Edit the spark-env.sh file:

sudo nano /usr/local/spark/conf/spark-env.sh

Add the following lines to the file:

export JAVA_HOME="/usr/lib/jvm/java-8-openjdk-amd64"
export SCALA_HOME="/usr/local/scala"
export SPARK_HOME="/usr/local/spark"
export SPARK_MASTER_HOST="localhost"

Replace /usr/lib/jvm/java-8-openjdk-amd64 with your actual Java installation path if necessary. Save the file and exit.

Testing Spark Installation

Now that we’ve installed and configured Spark, let’s test it out to make sure everything is working correctly. There are a couple of ways to do this.

Running Spark Shell

The easiest way to test Spark is by running the Spark shell. Open your terminal and type:

spark-shell

This will start the Spark shell, and you should see a Scala prompt. You can run some simple Spark commands to test it out. For example:

val rdd = sc.parallelize(1 to 10)
rdd.sum

This will create an RDD with numbers from 1 to 10 and then calculate the sum. You should see the result displayed in the console.

Running SparkPi Example

Another way to test Spark is by running the SparkPi example. This is a simple application that estimates the value of Pi using Monte Carlo simulation. Run the following command:

/usr/local/spark/bin/spark-submit --class org.apache.spark.examples.SparkPi /usr/local/spark/examples/jars/spark-examples_2.11-2.4.3.jar 10

You should see output showing the estimated value of Pi. If both the Spark shell and the SparkPi example run successfully, congratulations! You’ve successfully installed Apache Spark on Ubuntu 18.04.

Starting Spark Master and Worker

To run Spark in a cluster mode, you need to start the Spark master and worker processes.

Starting Spark Master

Start the Spark master by running:

start-master.sh

You can access the Spark master web UI by navigating to http://localhost:8080 in your web browser. This UI provides information about the cluster, including the number of worker nodes and the applications running on the cluster.

Starting Spark Worker

Start the Spark worker by running:

start-slave.sh spark://localhost:7077

Replace localhost with the hostname or IP address of your Spark master if you are running the worker on a different machine. You can start multiple worker nodes to create a larger cluster.

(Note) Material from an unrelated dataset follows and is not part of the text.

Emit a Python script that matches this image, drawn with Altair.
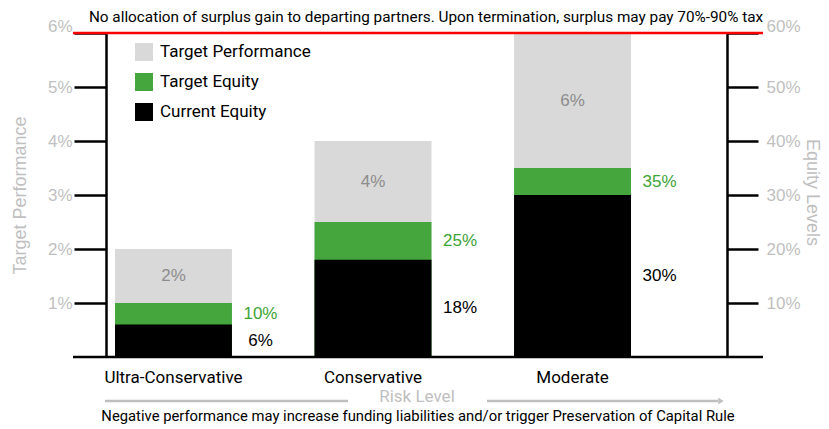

Stopping Spark Master and Worker

When you’re done running Spark, you can stop the master and worker processes.

Stopping Spark Master

Stop the Spark master by running:

stop-master.sh

Stopping Spark Worker

Stop the Spark worker by running:

stop-slave.sh

Conclusion

And there you have it! You’ve successfully installed Apache Spark on Ubuntu 18.04. You’re now ready to start building powerful big data applications. Spark is a fantastic tool for data processing, and with this guide, you should be well-equipped to get started. Happy coding, and enjoy exploring the world of big data with Spark! Remember to keep your installations updated and always refer to the official documentation for the most accurate and up-to-date information. Good luck!